Scenario 1b: A black ball is drawn from Urn B. Probability is $$\frac{6}{11}$$.
This black ball is placed in Urn A. Urn A becomes: 5 red, $$4+1=5$$ black (10 total). Urn B becomes: 5 red, 5 black (10 total).
The combined probability for this path (R from A, then B from B) is $$\frac{6}{10} \times \frac{6}{11} = \frac{36}{110}$$.
Scenario 2: A black ball was transferred from A to B in the first step. (Probability: $$\frac{4}{10}$$)
Urn A: 6 red, 3 black (9 total)
Urn B: 4 red, 7 black (11 total)
Now, a ball is drawn from Urn B:
Scenario 2a: A red ball is drawn from Urn B. Probability is $$\frac{4}{11}$$.
This red ball is placed in Urn A. Urn A becomes: $$6+1=7$$ red, 3 black (10 total). Urn B becomes: 3 red, 7 black (10 total).
The combined probability for this path (B from A, then R from B) is $$\frac{4}{10} \times \frac{4}{11} = \frac{16}{110}$$.
Scenario 2b: A black ball is drawn from Urn B. Probability is $$\frac{7}{11}$$.
This black ball is placed in Urn A. Urn A becomes: 6 red, $$3+1=4$$ black (10 total). Urn B becomes: 4 red, 6 black (10 total).
The combined probability for this path (B from A, then B from B) is $$\frac{4}{10} \times \frac{7}{11} = \frac{28}{110}$$.
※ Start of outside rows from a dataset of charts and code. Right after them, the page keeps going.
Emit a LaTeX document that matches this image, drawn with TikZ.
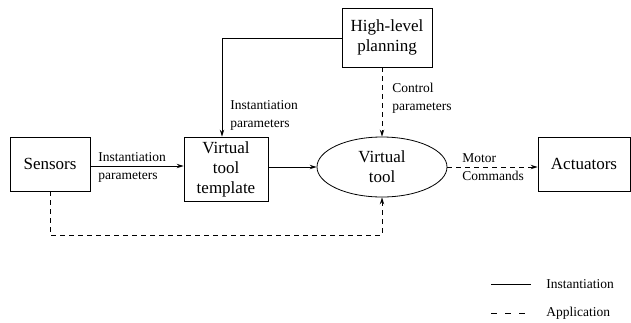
\documentclass[tikz,border=0pt]{standalone}
\usepackage{fontspec}
\setmainfont{Liberation Serif}
\usetikzlibrary{arrows.meta,shapes.geometric}
\begin{document}
\begin{tikzpicture}[x=1pt,y=-1pt,line width=0.8pt,
  box/.style={draw,inner sep=0pt,font=\fontsize{17}{20}\selectfont,align=center},
  lbl/.style={font=\fontsize{13.5}{18}\selectfont,align=left,inner sep=0pt,anchor=west},
  arr/.style={-{Stealth[length=7pt,width=4.5pt,open]}},
  dsh/.style={dashed,dash pattern=on 5pt off 4pt}]
\useasboundingbox (0,0) rectangle (631,322);
\node[box,minimum width=80pt,minimum height=54pt] (sens) at (50,164) {Sensors};
\node[box,minimum width=84pt,minimum height=64pt] (vtt) at (226,169) {Virtual\\tool\\template};
\node[box,minimum width=90pt,minimum height=59pt] (hlp) at (387,37.5) {High-level\\planning};
\node[draw,ellipse,inner sep=0pt,minimum width=130pt,minimum height=60pt,font=\fontsize{17}{20}\selectfont,align=center] (vt) at (382,167) {Virtual\\tool};
\node[box,minimum width=92pt,minimum height=54pt] (act) at (584,164) {Actuators};
\coordinate (c1) at (222,38);
\coordinate (c2) at (50,235);
\coordinate (c3) at (382,235);
\draw[arr] (sens.east |- 0,166) -- (vtt.west |- 0,166);
\draw[arr] (hlp.west |- c1) -- (c1) -- (c1 |- vtt.north);
\draw[arr] (vtt.east |- 0,167) -- (vt.west);
\draw[arr,dsh] (hlp.south -| vt.north) -- (vt.north);
\draw[arr,dsh] (vt.east) -- (act.west |- vt.east);
\draw[arr,dsh] (sens.south -| c2) -- (c2) -- (c3) -- (vt.south);
\node[lbl] (l1) at (98,167) {Instantiation\\parameters};
\node[lbl] (l2) at (230,115) {Instantiation\\parameters};
\node[lbl] (l3) at (392,98) {Control\\parameters};
\node[lbl] (l4) at (462,167) {Motor\\Commands};
\coordinate (s1) at (491,284);
\coordinate (s2) at (531,284);
\coordinate (d1) at (491,313);
\coordinate (d2) at (527,313);
\draw (s1) -- (s2);
\draw[dash pattern=on 6pt off 8pt] (d1) -- (d2);
\node[lbl] (li) at (546,284) {Instantiation};
\node[lbl] (la) at (546,313) {Application};
\end{tikzpicture}
\end{document}
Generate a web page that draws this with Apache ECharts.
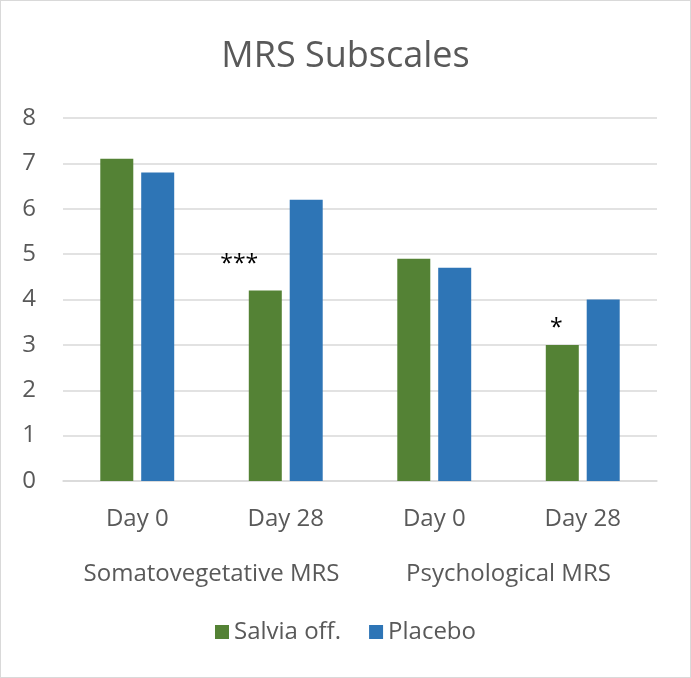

**step4** Calculating the probability of drawing a red ball from Urn A for each possible scenario

After the second transfer, Urn A always contains 10 balls. We now find the probability of drawing a red ball from Urn A for each of the four final states:
From Scenario 1a: Urn A has 6 red and 4 black balls. Probability of drawing red is $$\frac{6}{10}$$.
From Scenario 1b: Urn A has 5 red and 5 black balls. Probability of drawing red is $$\frac{5}{10}$$.
From Scenario 2a: Urn A has 7 red and 3 black balls. Probability of drawing red is $$\frac{7}{10}$$.
From Scenario 2b: Urn A has 6 red and 4 black balls. Probability of drawing red is $$\frac{6}{10}$$.

**step5** Summing probabilities for the final result

To find the total probability that a ball drawn from A is red, we multiply the probability of each path occurring by the probability of drawing a red ball in that final state of Urn A, and then sum these products:
Total Probability = (Prob. Path 1a) $$\times$$ (Prob. Red from A in 1a) + (Prob. Path 1b) $$\times$$ (Prob. Red from A in 1b) + (Prob. Path 2a) $$\times$$ (Prob. Red from A in 2a) + (Prob. Path 2b) $$\times$$ (Prob. Red from A in 2b)
Total Probability = $$\left(\frac{30}{110} \times \frac{6}{10}\right) + \left(\frac{36}{110} \times \frac{5}{10}\right) + \left(\frac{16}{110} \times \frac{7}{10}\right) + \left(\frac{28}{110} \times \frac{6}{10}\right)$$
Total Probability = $$\frac{180}{1100} + \frac{180}{1100} + \frac{112}{1100} + \frac{168}{1100}$$
Total Probability = $$\frac{180 + 180 + 112 + 168}{1100}$$
Total Probability = $$\frac{360 + 112 + 168}{1100}$$
Total Probability = $$\frac{472 + 168}{1100}$$
Total Probability = $$\frac{640}{1100}$$
Now, simplify the fraction by dividing the numerator and denominator by their greatest common divisor. Both are divisible by 10, then by 2.
$$\frac{640}{1100} = \frac{64}{110} = \frac{32}{55}$$
The probability that the ball drawn from A is red is $$\frac{32}{55}$$.